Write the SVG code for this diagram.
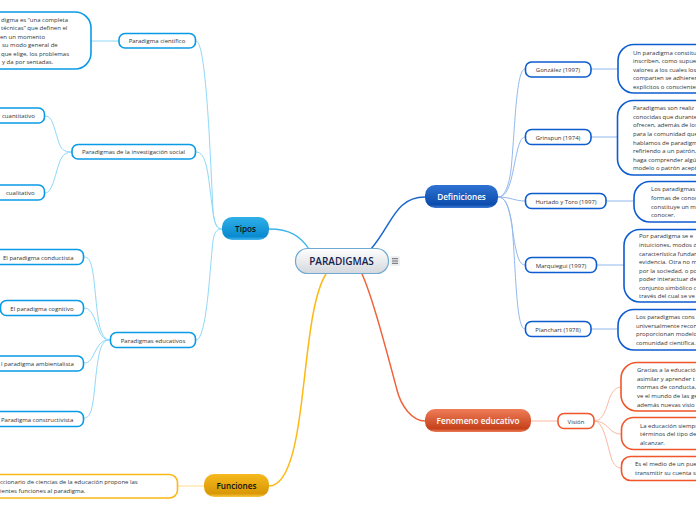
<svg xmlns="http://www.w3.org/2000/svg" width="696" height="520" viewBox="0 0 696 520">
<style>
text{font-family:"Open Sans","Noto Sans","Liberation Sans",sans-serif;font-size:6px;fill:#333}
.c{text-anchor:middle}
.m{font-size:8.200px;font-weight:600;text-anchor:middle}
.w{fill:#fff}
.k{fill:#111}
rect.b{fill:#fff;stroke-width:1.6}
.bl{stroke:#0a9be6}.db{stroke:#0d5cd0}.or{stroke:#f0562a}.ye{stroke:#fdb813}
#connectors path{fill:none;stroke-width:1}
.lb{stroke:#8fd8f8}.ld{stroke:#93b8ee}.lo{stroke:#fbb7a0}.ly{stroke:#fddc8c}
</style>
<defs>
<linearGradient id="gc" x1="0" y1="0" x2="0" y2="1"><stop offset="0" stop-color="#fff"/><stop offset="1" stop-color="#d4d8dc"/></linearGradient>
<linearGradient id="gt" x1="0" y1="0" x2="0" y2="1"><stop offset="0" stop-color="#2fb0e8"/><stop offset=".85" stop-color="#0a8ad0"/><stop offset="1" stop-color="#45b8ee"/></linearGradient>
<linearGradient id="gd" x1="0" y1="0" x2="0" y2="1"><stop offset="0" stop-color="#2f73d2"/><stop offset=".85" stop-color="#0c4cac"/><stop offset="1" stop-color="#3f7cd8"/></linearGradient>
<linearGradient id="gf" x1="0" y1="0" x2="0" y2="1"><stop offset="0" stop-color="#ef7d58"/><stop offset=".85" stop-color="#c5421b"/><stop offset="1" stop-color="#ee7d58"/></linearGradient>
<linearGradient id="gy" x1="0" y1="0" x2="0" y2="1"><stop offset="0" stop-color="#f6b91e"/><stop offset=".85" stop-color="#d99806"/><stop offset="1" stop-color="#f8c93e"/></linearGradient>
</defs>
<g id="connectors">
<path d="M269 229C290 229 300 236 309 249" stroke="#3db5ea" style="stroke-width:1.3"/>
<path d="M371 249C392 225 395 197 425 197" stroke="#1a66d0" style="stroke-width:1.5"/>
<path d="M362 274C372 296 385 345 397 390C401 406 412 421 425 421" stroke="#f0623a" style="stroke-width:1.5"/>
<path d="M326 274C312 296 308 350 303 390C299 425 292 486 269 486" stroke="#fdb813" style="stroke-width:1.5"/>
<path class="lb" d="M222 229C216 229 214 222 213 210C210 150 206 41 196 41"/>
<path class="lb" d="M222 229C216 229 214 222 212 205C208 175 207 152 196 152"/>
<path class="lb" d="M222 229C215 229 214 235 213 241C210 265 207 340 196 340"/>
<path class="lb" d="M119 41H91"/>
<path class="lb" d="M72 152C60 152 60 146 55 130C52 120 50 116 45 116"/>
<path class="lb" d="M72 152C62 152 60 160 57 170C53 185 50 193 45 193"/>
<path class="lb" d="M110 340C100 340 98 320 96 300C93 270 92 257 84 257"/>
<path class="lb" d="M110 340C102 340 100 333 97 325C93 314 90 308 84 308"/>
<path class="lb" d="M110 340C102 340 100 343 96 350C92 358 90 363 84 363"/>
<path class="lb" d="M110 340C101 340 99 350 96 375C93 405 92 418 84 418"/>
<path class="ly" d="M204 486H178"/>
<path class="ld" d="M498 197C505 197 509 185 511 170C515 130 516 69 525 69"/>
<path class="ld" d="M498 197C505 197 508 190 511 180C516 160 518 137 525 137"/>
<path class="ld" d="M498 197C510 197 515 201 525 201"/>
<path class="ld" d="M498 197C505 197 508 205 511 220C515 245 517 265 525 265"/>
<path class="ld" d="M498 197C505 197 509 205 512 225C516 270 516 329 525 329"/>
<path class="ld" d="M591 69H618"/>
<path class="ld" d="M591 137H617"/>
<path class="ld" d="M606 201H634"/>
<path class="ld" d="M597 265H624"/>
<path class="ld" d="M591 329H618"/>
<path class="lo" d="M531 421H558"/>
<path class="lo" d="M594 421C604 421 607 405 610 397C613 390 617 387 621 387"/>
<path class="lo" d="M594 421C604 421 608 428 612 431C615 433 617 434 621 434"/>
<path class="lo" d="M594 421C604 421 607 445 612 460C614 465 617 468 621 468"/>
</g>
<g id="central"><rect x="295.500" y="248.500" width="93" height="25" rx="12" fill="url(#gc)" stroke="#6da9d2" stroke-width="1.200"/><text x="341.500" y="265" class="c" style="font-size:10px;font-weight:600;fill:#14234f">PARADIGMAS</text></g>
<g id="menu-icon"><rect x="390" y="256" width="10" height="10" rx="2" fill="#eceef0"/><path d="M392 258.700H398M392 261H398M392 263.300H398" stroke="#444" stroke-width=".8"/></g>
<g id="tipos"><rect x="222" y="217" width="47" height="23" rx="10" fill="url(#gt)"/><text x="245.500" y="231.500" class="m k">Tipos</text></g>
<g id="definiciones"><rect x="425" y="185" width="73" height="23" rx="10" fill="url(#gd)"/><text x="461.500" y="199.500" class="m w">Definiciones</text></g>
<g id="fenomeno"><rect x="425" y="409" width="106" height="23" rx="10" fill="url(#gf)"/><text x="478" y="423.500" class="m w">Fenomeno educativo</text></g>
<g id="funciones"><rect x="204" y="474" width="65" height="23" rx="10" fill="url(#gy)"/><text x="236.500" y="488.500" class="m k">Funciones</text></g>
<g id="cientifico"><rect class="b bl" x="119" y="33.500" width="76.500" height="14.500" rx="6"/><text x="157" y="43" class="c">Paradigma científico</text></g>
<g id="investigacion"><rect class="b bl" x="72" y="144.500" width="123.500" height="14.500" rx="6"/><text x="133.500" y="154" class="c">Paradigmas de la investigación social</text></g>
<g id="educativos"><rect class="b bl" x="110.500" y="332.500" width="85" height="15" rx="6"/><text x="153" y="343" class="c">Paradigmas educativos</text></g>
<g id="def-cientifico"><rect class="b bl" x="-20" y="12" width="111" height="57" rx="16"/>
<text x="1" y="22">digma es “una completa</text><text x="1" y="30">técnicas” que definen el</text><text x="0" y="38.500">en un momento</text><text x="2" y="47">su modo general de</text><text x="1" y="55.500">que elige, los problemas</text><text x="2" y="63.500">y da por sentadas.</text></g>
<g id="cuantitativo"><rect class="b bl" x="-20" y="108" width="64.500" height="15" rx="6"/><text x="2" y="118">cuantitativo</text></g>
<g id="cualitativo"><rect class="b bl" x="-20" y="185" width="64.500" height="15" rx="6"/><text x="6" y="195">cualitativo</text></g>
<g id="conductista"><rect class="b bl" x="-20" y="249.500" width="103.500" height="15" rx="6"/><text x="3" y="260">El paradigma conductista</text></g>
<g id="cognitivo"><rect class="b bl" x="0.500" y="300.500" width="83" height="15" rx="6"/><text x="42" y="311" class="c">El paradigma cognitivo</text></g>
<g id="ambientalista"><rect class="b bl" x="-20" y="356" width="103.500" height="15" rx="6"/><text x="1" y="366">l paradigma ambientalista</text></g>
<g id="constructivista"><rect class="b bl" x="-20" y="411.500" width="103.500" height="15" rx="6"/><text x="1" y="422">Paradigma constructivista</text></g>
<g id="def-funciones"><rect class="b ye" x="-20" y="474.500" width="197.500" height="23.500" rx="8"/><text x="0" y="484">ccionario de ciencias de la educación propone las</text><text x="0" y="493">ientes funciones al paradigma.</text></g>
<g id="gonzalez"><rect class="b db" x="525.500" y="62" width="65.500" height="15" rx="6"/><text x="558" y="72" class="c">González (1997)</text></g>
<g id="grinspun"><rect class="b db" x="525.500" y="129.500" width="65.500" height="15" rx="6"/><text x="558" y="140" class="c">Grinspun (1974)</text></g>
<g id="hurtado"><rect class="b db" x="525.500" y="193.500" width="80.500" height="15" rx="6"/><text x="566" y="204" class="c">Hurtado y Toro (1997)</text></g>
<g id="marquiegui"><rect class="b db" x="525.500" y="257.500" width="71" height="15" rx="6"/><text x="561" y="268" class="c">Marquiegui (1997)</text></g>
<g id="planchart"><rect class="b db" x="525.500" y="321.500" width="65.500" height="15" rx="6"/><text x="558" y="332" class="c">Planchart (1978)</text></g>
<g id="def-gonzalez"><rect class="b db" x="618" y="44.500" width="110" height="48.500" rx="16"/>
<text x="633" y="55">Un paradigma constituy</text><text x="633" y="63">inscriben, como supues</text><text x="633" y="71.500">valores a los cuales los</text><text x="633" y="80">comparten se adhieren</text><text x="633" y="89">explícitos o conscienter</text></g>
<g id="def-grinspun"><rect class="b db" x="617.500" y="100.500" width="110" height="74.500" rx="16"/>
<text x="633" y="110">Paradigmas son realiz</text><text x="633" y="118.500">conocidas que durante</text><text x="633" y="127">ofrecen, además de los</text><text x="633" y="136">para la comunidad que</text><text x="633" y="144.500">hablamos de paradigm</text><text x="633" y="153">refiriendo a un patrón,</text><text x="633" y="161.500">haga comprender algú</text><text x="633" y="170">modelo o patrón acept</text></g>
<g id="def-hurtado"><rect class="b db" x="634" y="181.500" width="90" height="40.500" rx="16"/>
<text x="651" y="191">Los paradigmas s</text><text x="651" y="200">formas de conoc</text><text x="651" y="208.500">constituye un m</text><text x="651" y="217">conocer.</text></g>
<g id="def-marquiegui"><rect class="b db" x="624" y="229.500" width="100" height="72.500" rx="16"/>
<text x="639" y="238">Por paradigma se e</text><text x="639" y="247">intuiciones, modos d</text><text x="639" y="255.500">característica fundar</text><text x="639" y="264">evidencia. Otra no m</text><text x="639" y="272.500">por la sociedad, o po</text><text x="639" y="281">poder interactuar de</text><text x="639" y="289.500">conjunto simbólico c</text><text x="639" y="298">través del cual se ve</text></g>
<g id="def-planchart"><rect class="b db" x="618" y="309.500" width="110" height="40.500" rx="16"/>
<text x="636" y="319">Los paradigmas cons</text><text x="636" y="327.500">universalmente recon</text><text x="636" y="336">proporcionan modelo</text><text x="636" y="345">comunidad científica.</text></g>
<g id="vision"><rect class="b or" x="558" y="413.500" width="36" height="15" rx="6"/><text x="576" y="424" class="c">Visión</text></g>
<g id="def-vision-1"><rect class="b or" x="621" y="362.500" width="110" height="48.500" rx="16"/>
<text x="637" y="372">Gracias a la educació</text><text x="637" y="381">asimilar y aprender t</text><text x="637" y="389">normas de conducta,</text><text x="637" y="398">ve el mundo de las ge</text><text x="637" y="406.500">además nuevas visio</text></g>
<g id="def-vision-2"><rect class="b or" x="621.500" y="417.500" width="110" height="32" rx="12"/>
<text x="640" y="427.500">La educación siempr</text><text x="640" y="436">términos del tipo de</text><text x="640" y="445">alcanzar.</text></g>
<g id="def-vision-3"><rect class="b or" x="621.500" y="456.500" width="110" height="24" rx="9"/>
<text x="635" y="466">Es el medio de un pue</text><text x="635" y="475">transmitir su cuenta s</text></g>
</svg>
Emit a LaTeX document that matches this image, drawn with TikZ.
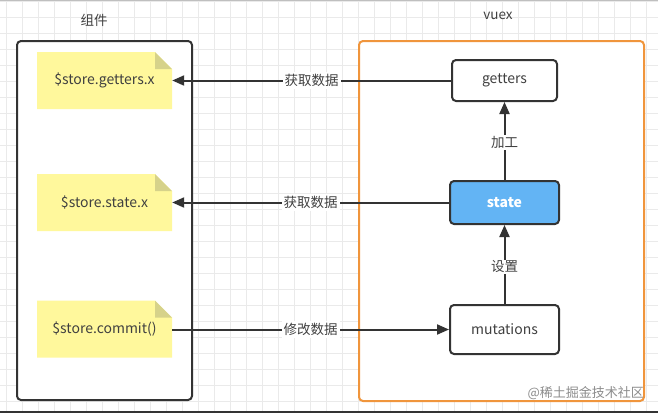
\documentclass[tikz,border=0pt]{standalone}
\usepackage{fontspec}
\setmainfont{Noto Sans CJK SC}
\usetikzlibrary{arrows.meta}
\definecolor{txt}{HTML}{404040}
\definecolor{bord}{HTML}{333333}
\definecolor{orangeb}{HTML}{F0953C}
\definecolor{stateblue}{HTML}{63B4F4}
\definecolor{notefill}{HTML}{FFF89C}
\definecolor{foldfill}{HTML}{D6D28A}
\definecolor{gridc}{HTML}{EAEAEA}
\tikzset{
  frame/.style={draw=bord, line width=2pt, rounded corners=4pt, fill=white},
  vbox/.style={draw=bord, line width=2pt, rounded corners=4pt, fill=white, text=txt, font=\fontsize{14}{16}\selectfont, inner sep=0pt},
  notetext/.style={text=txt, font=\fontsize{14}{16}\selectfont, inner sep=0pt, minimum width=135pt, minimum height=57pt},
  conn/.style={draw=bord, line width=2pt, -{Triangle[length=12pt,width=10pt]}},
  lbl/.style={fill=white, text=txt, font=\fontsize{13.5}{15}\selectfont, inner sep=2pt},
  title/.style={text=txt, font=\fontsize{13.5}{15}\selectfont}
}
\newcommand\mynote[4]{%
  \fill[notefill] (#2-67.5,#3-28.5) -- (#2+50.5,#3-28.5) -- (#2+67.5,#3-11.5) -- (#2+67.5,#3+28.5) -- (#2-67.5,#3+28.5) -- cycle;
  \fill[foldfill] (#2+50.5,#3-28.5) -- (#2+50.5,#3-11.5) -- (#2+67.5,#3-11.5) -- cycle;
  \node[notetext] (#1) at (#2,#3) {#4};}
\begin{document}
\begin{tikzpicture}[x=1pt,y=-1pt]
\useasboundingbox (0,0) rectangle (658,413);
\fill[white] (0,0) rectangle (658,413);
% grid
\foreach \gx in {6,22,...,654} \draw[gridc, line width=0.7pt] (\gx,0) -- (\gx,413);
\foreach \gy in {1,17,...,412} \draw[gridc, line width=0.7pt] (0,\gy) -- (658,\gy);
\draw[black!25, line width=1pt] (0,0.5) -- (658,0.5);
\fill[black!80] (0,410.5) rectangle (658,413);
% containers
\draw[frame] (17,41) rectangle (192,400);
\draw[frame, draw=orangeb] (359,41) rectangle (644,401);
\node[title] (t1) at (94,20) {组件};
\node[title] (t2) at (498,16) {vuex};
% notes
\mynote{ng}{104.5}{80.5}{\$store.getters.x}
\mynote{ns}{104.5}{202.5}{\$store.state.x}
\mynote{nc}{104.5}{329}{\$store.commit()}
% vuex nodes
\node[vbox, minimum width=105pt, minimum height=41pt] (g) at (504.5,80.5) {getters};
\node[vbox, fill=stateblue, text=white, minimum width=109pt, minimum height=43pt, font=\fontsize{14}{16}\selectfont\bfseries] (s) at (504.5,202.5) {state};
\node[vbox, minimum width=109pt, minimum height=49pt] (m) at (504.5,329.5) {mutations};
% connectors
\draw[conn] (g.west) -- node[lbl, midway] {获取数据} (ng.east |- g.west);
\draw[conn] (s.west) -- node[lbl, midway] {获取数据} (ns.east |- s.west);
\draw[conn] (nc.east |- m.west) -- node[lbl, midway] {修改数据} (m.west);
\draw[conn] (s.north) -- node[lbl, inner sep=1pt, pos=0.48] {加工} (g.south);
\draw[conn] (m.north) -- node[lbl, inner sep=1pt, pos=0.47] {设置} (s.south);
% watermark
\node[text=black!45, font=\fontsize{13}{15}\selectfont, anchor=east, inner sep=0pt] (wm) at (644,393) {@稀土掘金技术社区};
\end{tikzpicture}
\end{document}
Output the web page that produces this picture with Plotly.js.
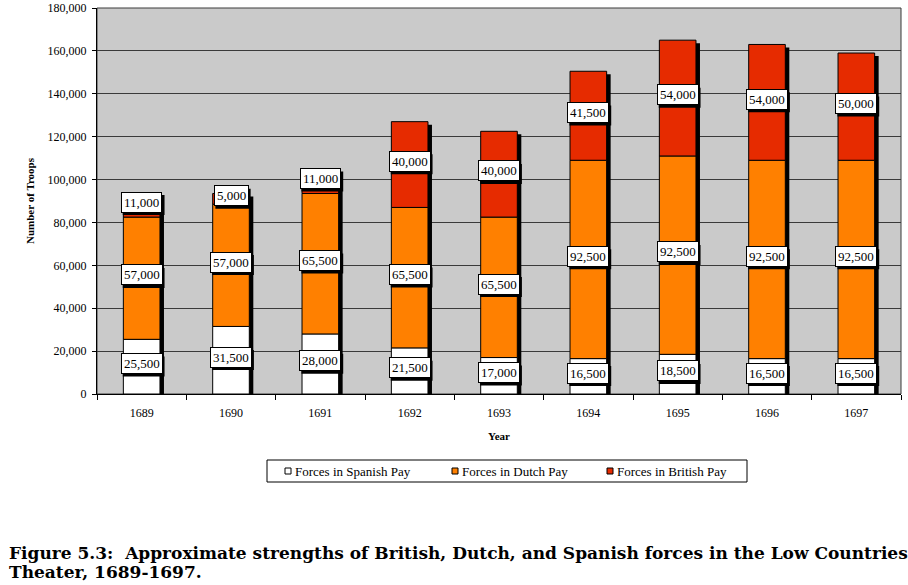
=-=-=
PROBLEM DETAILS: Identify lines with the string "that". Copy each one.

OUTPUT OF THE TASK:
Emit a LaTeX document that matches this image, drawn with TikZ.
Output the web page that produces this picture with Plotly.js.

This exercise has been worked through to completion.